The Museum of Modern Art reportedly joined efforts to rescue Picasso murals in Oslo.
The Museum of Modern Art (MoMA) has seemingly joined the battle over two murals that were designed by Pablo Picasso and sandblasted into the concrete walls of a brutalist government building in central Oslo that’s now slated for demolition. The two murals, The Fisherman and The Seagull, were designed by Picasso and executed by the Norwegian artist Carl Nesjar on the building’s façade and lobby walls, respectively. Known as Y-Block and designed by Norwegian architect Erling Viksjø, the building was badly damaged by a car bomb in a 2011 terrorist attack, and in 2014 Norway’s government proposed tearing the building down.
In a letter—published by Norwegian news site VG and quoted by The Art Newspaper—purportedly sent by MoMA to Erna Solberg, Norway’s prime minister, and Sveinung Rotevatn, its minister for the environment, museum officials say they,
are writing to express our grave concern regarding the approved demolition of the Y-block governmental building… the demolition of the building complex would not only constitute a significant loss of Norwegian architectural heritage, but it would also render any attempt to salvage or reposition Picasso’s site-specific murals elsewhere unfortunate.

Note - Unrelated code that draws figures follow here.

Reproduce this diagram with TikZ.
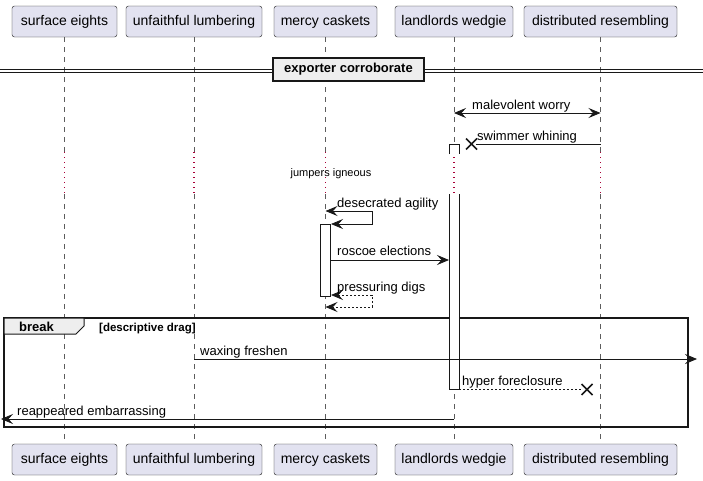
\documentclass[tikz,border=0pt]{standalone}
\usepackage{fontspec}
\setmainfont{Liberation Sans}
\usetikzlibrary{arrows.meta}

\definecolor{partfill}{HTML}{E2E2F0}
\definecolor{ink}{HTML}{181818}
\definecolor{grpfill}{HTML}{EEEEEE}
\definecolor{delayred}{HTML}{A80036}

\tikzset{
    party/.style={draw=ink, fill=partfill, rounded corners=2.5pt, minimum height=31pt,
        inner sep=0pt, font=\fontsize{14}{16}\selectfont},
    lifeline/.style={draw=ink!70, line width=0.6pt, dash pattern=on 5pt off 5pt},
    delayline/.style={draw=delayred, line width=1.2pt, dash pattern=on 1pt off 4pt},
    msg/.style={draw=ink, line width=0.8pt},
    reply/.style={msg, dash pattern=on 2pt off 2pt},
    tip/.style={-{Stealth[length=12pt, width=10pt, inset=4.5pt]}},
    bothtips/.style={{Stealth[length=12pt, width=10pt, inset=4.5pt]}-{Stealth[length=12pt, width=10pt, inset=4.5pt]}},
    lbl/.style={anchor=base west, inner sep=0pt, font=\fontsize{13}{15}\selectfont},
    act/.style={draw=ink, fill=white, line width=0.8pt},
    killx/.pic={\draw[ink, line width=1.6pt] (-5.5,-5.5) -- (5.5,5.5) (-5.5,5.5) -- (5.5,-5.5);}
}

\begin{document}
\begin{tikzpicture}[x=1pt, y=-1pt]
    \useasboundingbox (0,0) rectangle (703,480);

    % participants, top and bottom
    \node[party, minimum width=105pt] (se) at (64.5,21.5) {surface eights};
    \node[party, minimum width=136pt] (ul) at (194,21.5) {unfaithful lumbering};
    \node[party, minimum width=103pt] (mc) at (325.5,21.5) {mercy caskets};
    \node[party, minimum width=118pt] (lw) at (454,21.5) {landlords wedgie};
    \node[party, minimum width=153pt] (dr) at (600.5,21.5) {distributed resembling};
    \node[party, minimum width=105pt] (se-b) at (64.5,459.5) {surface eights};
    \node[party, minimum width=136pt] (ul-b) at (194,459.5) {unfaithful lumbering};
    \node[party, minimum width=103pt] (mc-b) at (325.5,459.5) {mercy caskets};
    \node[party, minimum width=118pt] (lw-b) at (454,459.5) {landlords wedgie};
    \node[party, minimum width=153pt] (dr-b) at (600.5,459.5) {distributed resembling};

    % lifelines with the delay gap
    \foreach \p in {se,ul,mc,lw,dr} {
        \draw[lifeline] (\p.south) -- (\p |- 0,152);
        \draw[delayline] (\p |- 0,152) -- (\p |- 0,194);
        \draw[lifeline] (\p |- 0,194) -- (\p-b.north);
    }

    % divider
    \draw[ink, line width=0.8pt] (0,69) -- (703,69) (0,72) -- (703,72);
    \node[draw=ink, fill=grpfill, line width=1.5pt, minimum width=151pt, minimum height=23pt,
        inner sep=0pt, font=\bfseries\fontsize{13}{15}\selectfont] (div) at (348.5,69.5) {exporter corroborate};

    % break group
    \draw[ink, line width=1.5pt] (4,318) rectangle (688,427);
    \draw[ink, line width=1pt, fill=grpfill] (4,318) -- (84,318) -- (84,326) -- (76,334) -- (4,334) -- cycle;
    \node[anchor=base west, inner sep=0pt, font=\bfseries\fontsize{13}{15}\selectfont] (brk) at (19,331) {break};
    \node[anchor=base west, inner sep=0pt, font=\bfseries\fontsize{11.5}{13}\selectfont] (cond) at (99,331) {[descriptive drag]};

    % activations
    \draw[act] (449,154) -- (449,144) -- (459,144) -- (459,154);
    \draw[act] (449,194) -- (449,389) -- (459,389) -- (459,194);
    \draw[act] (320,224) rectangle (330,296);

    % messages
    \draw[msg, bothtips] (lw |- 0,113) -- (dr |- 0,113);
    \node[lbl] (m1) at (472,109) {malevolent worry};

    \draw[msg] (dr |- 0,144) -- (476,144);
    \pic at (471.5,144) {killx};
    \node[lbl] (m2) at (477,140) {swimmer whining};

    \node[inner sep=0pt, font=\fontsize{11}{13}\selectfont] (dl) at (331,174) {jumpers igneous};

    \draw[msg, bothtips] (mc |- 0,211) -- (372,211) -- (372,224) -- (331,224);
    \node[lbl] (m3) at (337,207) {desecrated agility};

    \draw[msg, tip] (330,260) -- (449,260);
    \node[lbl] (m4) at (337,255) {roscoe elections};

    \draw[reply, bothtips] (331,295) -- (372,295) -- (372,307) -- (mc |- 0,307);
    \node[lbl] (m5) at (337,291) {pressuring digs};

    \draw[msg, tip] (ul |- 0,359) -- (697,359);
    \node[lbl] (m6) at (200,355) {waxing freshen};

    \draw[reply] (459,389) -- (582,389);
    \pic at (587,389.5) {killx};
    \node[lbl] (m7) at (462,385) {hyper foreclosure};

    \draw[msg, tip] (lw |- 0,419) -- (1,419);
    \node[lbl] (m8) at (17,415) {reappeared embarrassing};
\end{tikzpicture}
\end{document}
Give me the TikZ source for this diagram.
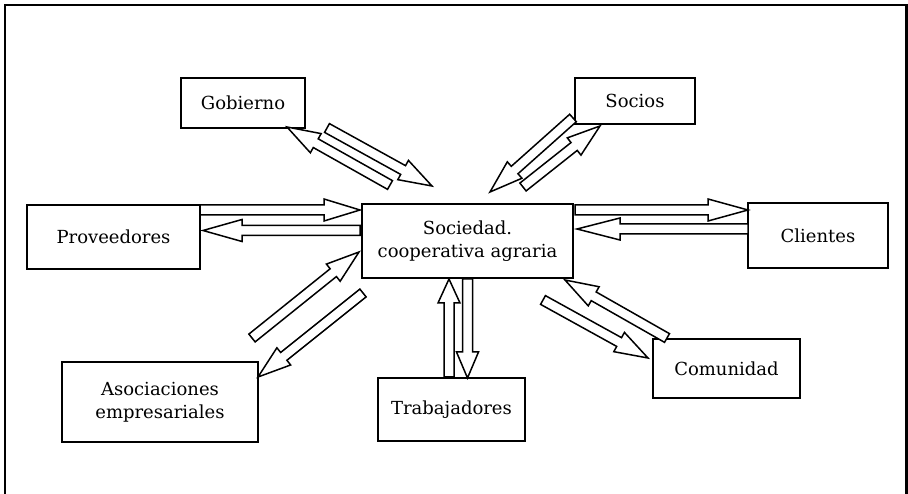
\documentclass[tikz,border=0pt]{standalone}
\usepackage{fontspec}
\setmainfont{DejaVu Serif}
\usepackage{tikz}
\usetikzlibrary{calc, positioning}

% cajas y flechas huecas
\tikzset{
  caja/.style={draw, line width=1.6pt, fill=white, align=center, inner sep=2pt,
    font=\fontsize{18}{23}\selectfont},
  flechahueca/.style={draw, line width=1.5pt, fill=white, line join=miter}
}
% #1 largo de la punta, #2 origen, #3 destino
\newcommand{\flecha}[3][33]{%
  \coordinate (fl-h) at ($(#3)!#1pt!(#2)$);
  \draw[flechahueca] ($(#2)!5pt!-90:(#3)$) -- ($(fl-h)!5pt!-90:(#3)$)
    -- ($(fl-h)!11pt!-90:(#3)$) -- (#3) -- ($(fl-h)!11pt!90:(#3)$)
    -- ($(fl-h)!5pt!90:(#3)$) -- ($(#2)!5pt!90:(#3)$) -- cycle;}

\begin{document}
\begin{tikzpicture}[x=1pt, y=-1pt]
    \useasboundingbox (0,0) rectangle (908,494);
    % marco
    \draw[line width=2.6pt] (5,494) -- (5,5) -- (906.5,5) -- (906.5,494);

    % cajas
    \node[caja, minimum width=211pt, minimum height=74pt] (coop) at (467.5,241) {Sociedad.\\cooperativa agraria};
    \node[caja, minimum width=124pt, minimum height=50pt] (gob) at (243,103) {Gobierno};
    \node[caja, minimum width=120pt, minimum height=46pt] (soc) at (635,101) {Socios};
    \node[caja, minimum width=173pt, minimum height=64pt] (prov) at (113.5,237) {Proveedores};
    \node[caja, minimum width=140pt, minimum height=65pt] (cli) at (818,235.5) {Clientes};
    \node[caja, minimum width=196pt, minimum height=80pt] (asoc) at (160,402) {Asociaciones\\empresariales};
    \node[caja, minimum width=147pt, minimum height=63pt] (trab) at (451.5,409.5) {Trabajadores};
    \node[caja, minimum width=147pt, minimum height=59pt] (com) at (726.5,368.5) {Comunidad};

    % extremos de las flechas
    \coordinate (provA) at (200,210);   \coordinate (provB) at (360,210);
    \coordinate (provC) at (360,230.5); \coordinate (provD) at (203,230.5);
    \coordinate (cliA) at (575,210);    \coordinate (cliB) at (748,210);
    \coordinate (cliC) at (748,229);    \coordinate (cliD) at (577,229);
    \coordinate (trabA) at (449,377);   \coordinate (trabB) at (449,279);
    \coordinate (trabC) at (467.5,279); \coordinate (trabD) at (467.5,378);
    \coordinate (gobA) at (390,185);    \coordinate (gobB) at (287,127);
    \coordinate (gobC) at (327,128);    \coordinate (gobD) at (432,186);
    \coordinate (socA) at (573,118);    \coordinate (socB) at (490,192);
    \coordinate (socC) at (523,187);    \coordinate (socD) at (600,126);
    \coordinate (asocA) at (252,338);   \coordinate (asocB) at (359,252);
    \coordinate (asocC) at (363,293);   \coordinate (asocD) at (258,377);
    \coordinate (comA) at (667,338);    \coordinate (comB) at (565,280);
    \coordinate (comC) at (543,300);    \coordinate (comD) at (648,358);

    % flechas
    \flecha[36]{provA}{provB}
    \flecha[39]{provC}{provD}
    \flecha[40]{cliA}{cliB}
    \flecha[43]{cliC}{cliD}
    \flecha[24]{trabA}{trabB}
    \flecha[26]{trabC}{trabD}
    \flecha{gobA}{gobB}
    \flecha{gobC}{gobD}
    \flecha{socA}{socB}
    \flecha{socC}{socD}
    \flecha{asocA}{asocB}
    \flecha{asocC}{asocD}
    \flecha{comA}{comB}
    \flecha{comC}{comD}
\end{tikzpicture}
\end{document}
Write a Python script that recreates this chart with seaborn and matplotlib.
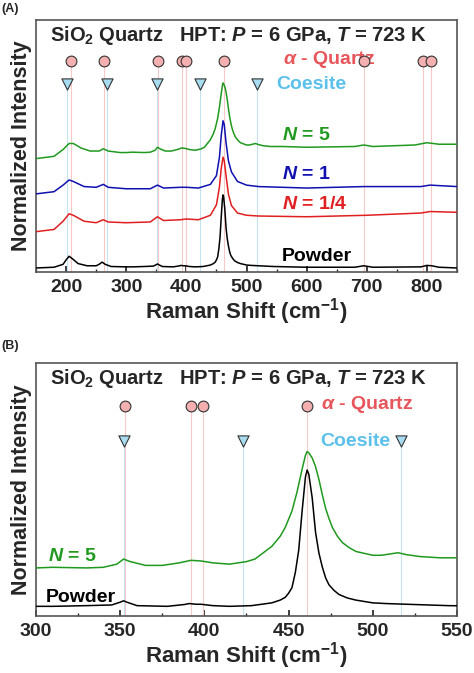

Plans for the Y-Block demolition call for the Picasso/Nesjar murals to be removed and eventually reintegrated into two new buildings. However, architecture and heritage groups have criticized the scheme because of the site-specific nature of the concrete murals and the importance of Viksjø’s building.
Gro Nesjar Greve, Carl Nesjar’s daughter, told The Art Newspaper:
The building [Y-Block] was fenced in ten days ago, and The Fishermen was covered up. Workers at the site started drilling, but it’s worrying as once they start moving the mural, it will crack. Nobody has explained how they will do it.